Die Anwälte standen mit ihrer Sicht offenbar nicht allein. Schon im Frühjahr 2007, vor dem Kollaps in Irland, hatten die Prüfer von PricewaterhouseCoopers der Bank erklärt, dass sie über allgemeine Sorgfaltspflichten und kurzfristige Liquiditätshilfen hinaus keine finanziellen Garantien für Verluste bei Ormond Quay übernehmen müsse. Ermittler verweisen zudem auf ein weiteres Gutachten aus dem Jahr 2004, das zu einem ähnlichen Ergebnis komme.
Damit war das Untergangsszenario vermutlich falsch, mit dem die Sachsen in die Verhandlungen mit der Stuttgarter Landesbank gingen. Die Dubliner Struktur wäre zwar kollabiert, der Markt, wie später bei der Lehman-Pleite, ohnehin erschüttert worden. Aber die Landesbank in Leipzig hätte es wohl überlebt.
Am Notverkauf änderte die Sicht der Gutachter aber nichts mehr. Im Gegenteil. Die Württemberger verlangten zusätzliche Garantien, drohten auszusteigen. Im Dezember sagten die Sachsen in ihrer Not eine Garantieverpflichtung für künftige Ausfälle von 2,75 Milliarden Euro zu. Im April ging die Landesbank endgültig auf die neuen Eigentümer über. Heute will sich das Finanzministerium unter Hinweis auf die laufenden Ermittlungen zu den Gutachten nicht äußern.
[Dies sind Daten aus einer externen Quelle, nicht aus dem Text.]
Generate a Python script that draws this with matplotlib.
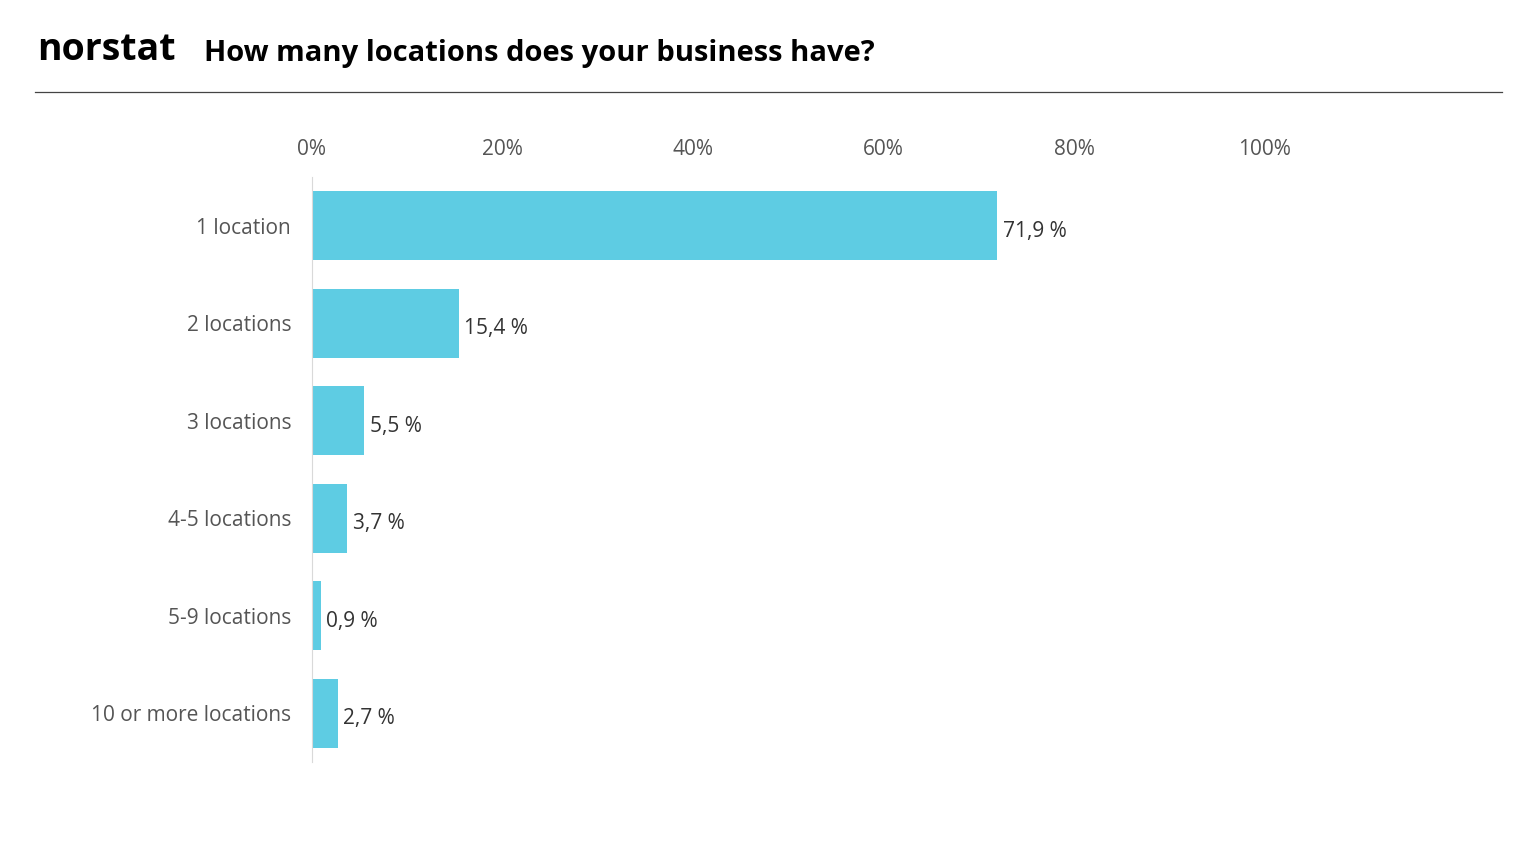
import matplotlib.pyplot as plt
from matplotlib.lines import Line2D

categories = ["1 location", "2 locations", "3 locations", "4-5 locations", "5-9 locations", "10 or more locations"]
values = [71.9, 15.4, 5.5, 3.7, 0.9, 2.7]
ticks = [0, 20, 40, 60, 80, 100]

plt.rcParams['font.family'] = ['Open Sans', 'DejaVu Sans']

fig = plt.figure(figsize=(15.36, 8.61), dpi=100)
ax = fig.add_axes([312/1536, 1-762/861, (1265-312)/1536, (762-177)/861])

y = range(len(categories))
ax.barh(y, values, height=0.71, color='#5ecce3')
for i, v in enumerate(values):
    ax.text(v + 0.6, i + 0.03, f"{v:.1f} %".replace('.', ','), va='center_baseline', ha='left',
            fontsize=15, color='#333333')

ax.set_xlim(0, 100)
ax.set_ylim(5.5, -0.5)
ax.set_yticks(list(y))
ax.set_yticklabels(categories, fontsize=15, color='#555555')
ax.set_xticks(ticks)
ax.set_xticklabels([f"{t}%" for t in ticks], fontsize=15, color='#555555')
ax.xaxis.tick_top()
ax.tick_params(axis='x', length=0, pad=12)
ax.tick_params(axis='y', length=0, pad=15)
for s in ['top', 'right', 'bottom']:
    ax.spines[s].set_visible(False)
ax.spines['left'].set_color('#d9d9d9')

fig.text(37/1536, 1-50/861, "norstat", fontsize=27, fontweight='bold', va='center', ha='left', color='black')
fig.text(204/1536, 1-53/861, "How many locations does your business have?", fontsize=21,
         fontweight='bold', va='center', ha='left', color='black')
fig.add_artist(Line2D([35/1536, 1502/1536], [1-92/861, 1-92/861], color='#444444', lw=0.9))

fig.savefig("out.png", dpi=100)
Der Rechnungshof hat für die Bank einen Wertverlust von 922 Millionen Euro errechnet. Der Schaden für das Land wird auf 186 Millionen Euro beziffert. Hinzu kommen 170 Millionen, die inzwischen als Garantieleistungen an die neuen Eigentümer gezahlt wurden - Tendenz steigend. 360 Millionen Euro hätten die Sachsen aktuell in den Sand gesetzt. Mit einer Bank, deren Notverkauf es womöglich nie hätte geben müssen.